Prior to the eBay ruling, the US was the jurisdiction of choice for PAEs because US courts handed out injunctions automatically – as they still do in Europe. Not surprisingly, when the US Supreme Court ruled against this approach patent abusers started migrating to Europe.

 

It is important for UPC judges to be aware of the commercial dynamic driving patent abuse before they take on the much greater responsibility of assessing Europe-wide patent claims in the UPC.

 

Three things should be part of the UPC training to judges in order to prevent Europe becoming a haven for patent abusers.

 

First, the importance of assessing the impact of an injunction in light of the actual harm to the patent owner of not granting an injunction should be affirmed.

 

For example, if  the patent owner is not a market player and is simply exploiting patents to make a fast and easy buck, then judges should consider this before automatically handing out a Europe-wide injunction.
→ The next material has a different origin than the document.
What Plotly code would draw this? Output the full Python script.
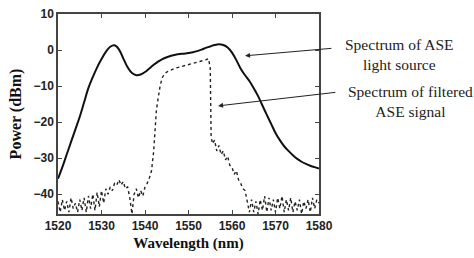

They need to consider factors such as whether the infringement concerns a minor feature of a complex product, the impact of the injunction on the defendant compared to the benefit to the patent owner, and the impact of the injunction on the public and third parties. 

 

Germany, Europe’s busiest patent jurisdiction and a favourite port of call for PAEs until now, reformed its patent laws in June, moving away from automatic injunctions and instead calling on courts to assess the individual merits of each case, as well as considering the proportionality of their rulings.

 

Judges across Europe need to be aware that automatic injunctions are no longer suited to today’s complex patents system.

 

Second, there is a problem dubbed the ‘injunction gap’. This occurs in countries including Germany, where there is a system of bifurcation. This means that infringement and invalidity proceedings are handled by separate courts in separate proceedings.

 

Often, the injunction decision precedes the patent validity one. As a result, products are sometimes removed from the market even though the asserted patent is invalid. Judges could delay an injunction ruling pending the outcome of the validity decision but it doesn’t happen often enough.

 

Third, judges need to be aware that fee shifting doesn’t work with many PAEs, because they are shell companies with no assets. Fee shifting hands the winning side’s legal costs to the loser in a case. In principle it’s a good deterrent for opportunistic patent claims, like the ones made by PAEs. However, when the PAE has no assets it doesn’t suffer this financial downside.

 

When the UPC gets going, judges from around Europe who are specialised in patent cases will preside over the new courts. They will be dealing with PAEs hoping to exploit the new super jurisdiction for supersized profits. Judges are well placed to stamp out such patent abuse, but in order to do so they need to move away from granting automatic injunctions.

 

Judges need to be made aware of alternative solutions, instead of adopting a one-size-fits-all approach to patent infringement cases. Where a disputed patent is found to have been breached they should consider imposing damages rather than pulling products from the market.

 

In some cases they should be more flexible in how they design an injunction, for instance allowing the sale of already produced and distributed infringing products in exchange for royalties, coupled with a delay in the start of the injunction to allow a new product design to be implemented.    

 

And when dealing with PAEs, judges need to be aware of the obscure structures of assetless shell companies. If there is any doubt over the PAEs ability to cover legal costs in a trial then judges should force them to post a security in advance. This would deter many opportunistic patent claims.

 

The UPC promises to be a shot in the arm for innovation in Europe. Preparing judges for this important step forward is essential. Judges need to use their discretion in patent infringement cases, and to apply remedies that are proportionate, just as it states in European law. It’s time for Europe to get its patents house in order.